Archaeology & History Sites in Somme

Château Fort de Rambures

Passed down through marriage and inheritance, the Rambures estate has been in the same family since the 11th century, although the castle was completed after the 100 Year’s War in the 15th century. Built largely of brick, the square castle with four towers lies within a dry moat. Lord Rambures is mentioned in William Shakespeare’s play Henry V. The castle is set in a romantic park with an 18th century chapel, an English style park with a historic collection of roses.

Thiepval Memorial to the Missing of the Somme

Designed by Sir Edwin Lutyens, the Thiepval Memorial to the Missing of the Somme has been described as “the greatest executed British work of monumental architecture of the twentieth century”. Construction began in 1928. Four years and 10 million bricks later it was completed at the cost of £117,000, which is the equivalent today of around £10 million. The result is not just a memorial to all those that fought and died on the Somme, but one that acknowledges the British and French alliance during the battle, and perhaps most importantly, it commemorates over 72,000 British and South African soldiers that have no known grave.

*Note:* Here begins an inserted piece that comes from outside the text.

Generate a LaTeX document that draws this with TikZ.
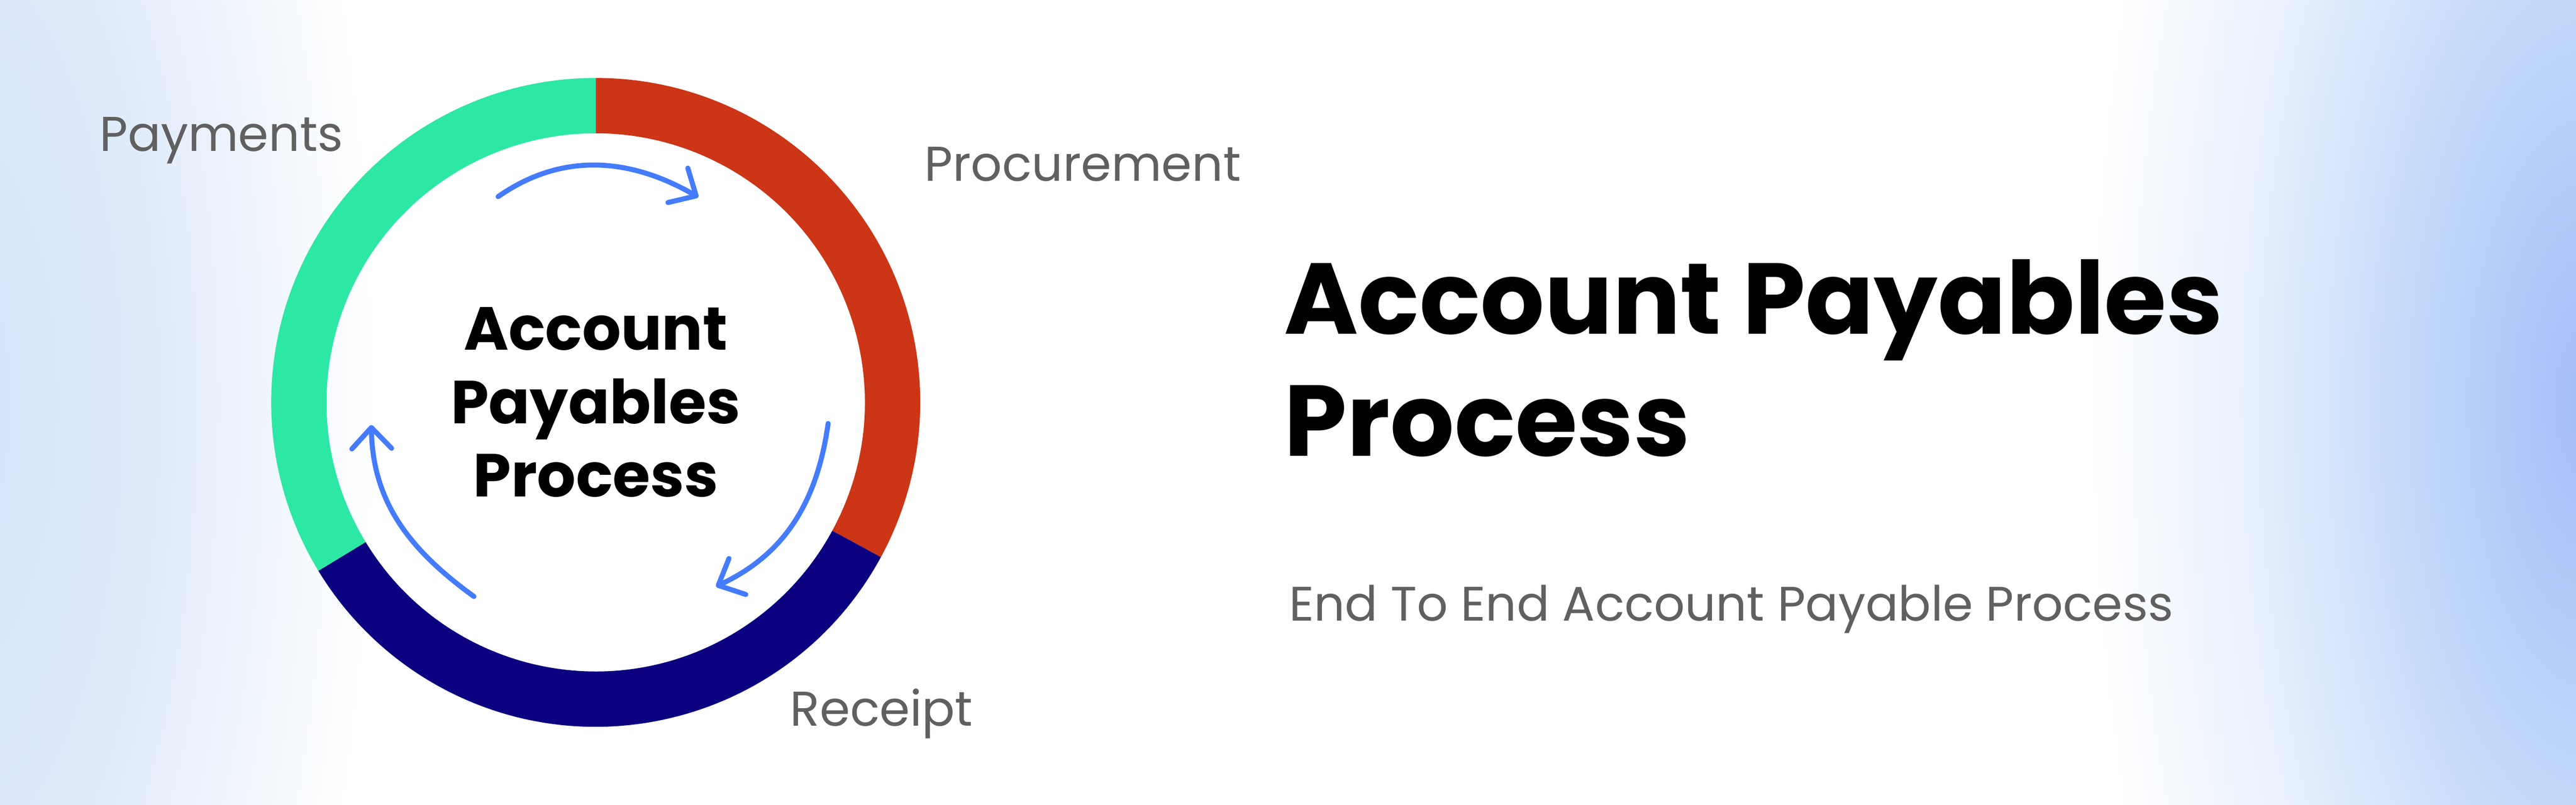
\documentclass[tikz,border=0pt]{standalone}
\usepackage{fontspec}
\setmainfont{Poppins}
\usetikzlibrary{arrows.meta}

\definecolor{apGreen}{HTML}{2DE8A4}
\definecolor{apRed}{HTML}{CC3516}
\definecolor{apNavy}{HTML}{0A0080}
\definecolor{apBlue}{HTML}{447BFF}
\definecolor{txtGray}{HTML}{606060}
\definecolor{bgBlue}{HTML}{A4BCF8}
\definecolor{bgMid}{HTML}{C2D9FA}
\definecolor{bgLeft}{HTML}{D2E2F8}

\pgfdeclareradialshading{bgright}{\pgfpoint{0bp}{0bp}}{color(0bp)=(bgBlue); color(9bp)=(bgMid); color(17bp)=(bgMid!40!white); color(25bp)=(white); color(50bp)=(white)}
\pgfdeclareradialshading{bgleft}{\pgfpoint{0bp}{0bp}}{color(0bp)=(bgLeft); color(12bp)=(bgLeft!70!white); color(25bp)=(white); color(50bp)=(white)}

\begin{document}
\begin{tikzpicture}[x=0.1mm,y=0.1mm]
  \tikzset{stage/.style = {text=txtGray, font=\fontsize{27.6}{33}\selectfont, anchor=base}}
  \tikzset{core/.style = {align=center, font=\fontsize{34.4}{41.5}\selectfont\bfseries}}
  \tikzset{flow/.style = {draw=apBlue, line width=1mm, line cap=round, -{Straight Barb[length=4.2mm,width=7.9mm,round]}}}

  % background
  \useasboundingbox (0,0) rectangle (5120,1600);
  \fill[white] (0,0) rectangle (5120,1600);
  \begin{scope}
    \clip (0,0) rectangle (5120,1600);
    \shade[shading=bgright] (5150,800) ellipse (1000 and 2300);
    \shade[shading=bgleft] (-100,800) ellipse (850 and 2200);
  \end{scope}

  % ring
  \coordinate (R) at (1184,800);
  \foreach \s/\e/\c in {90/211.3/apGreen, 90/-28.5/apRed, -28.5/-148.7/apNavy}
    \fill[\c] ([shift={(\s:645)}]R) arc[start angle=\s, end angle=\e, radius=645]
      -- ([shift={(\e:535)}]R) arc[start angle=\e, end angle=\s, radius=535] -- cycle;

  \node[core] (C) at (R) {Account\\Payables\\Process};

	\node[stage] (PAY) at (440,1299) {Payments};
	\node[stage] (PRO) at (2152,1240) {Procurement};
	\node[stage] (REC) at (1752,157) {Receipt};

  % arrows inside the ring
  \coordinate (a0) at (990,1209);  \coordinate (a1) at (1388,1208);
  \coordinate (b0) at (1646,758);  \coordinate (b1) at (1423,434);
  \coordinate (c0) at (942,414);   \coordinate (c1) at (738,755);
       \foreach \from/\to/\o/\i in {a0/a1/35/150, b0/b1/-98/25, c0/c1/144/-89}
    \draw[flow] (\from) to[out=\o,in=\i] (\to);

  % right side
  \node[anchor=west, align=left, font=\fontsize{57}{69}\selectfont\bfseries] (T) at (2540,888) {Account Payables\\Process};
  \node[anchor=base west, text=txtGray, font=\fontsize{27.4}{33}\selectfont] (ST) at (2550,366) {End To End Account Payable Process};
\end{tikzpicture}
\end{document}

Villers-Bretonneux Military Cemetery

The town of Villers-Bretonneux was captured by the Germans on 23 April 1918. A number of Australian Divisions recaptured the town follows several days of conflict. The cemetery just outside the town has 2,000 graves, 779 of these are named Australian soldiers. Adjacent to the cemetery is the Australian National Memorial, which remembers all the Australian servicemen who died during the First World War in both France and Belgium – particularly those without an identified grave. Officially, and as of 2023, there 10,729 named Australian servicemen on the memorial. Both the Memorial tower and the military cemetery were designed by Sir Edwin Lutyens.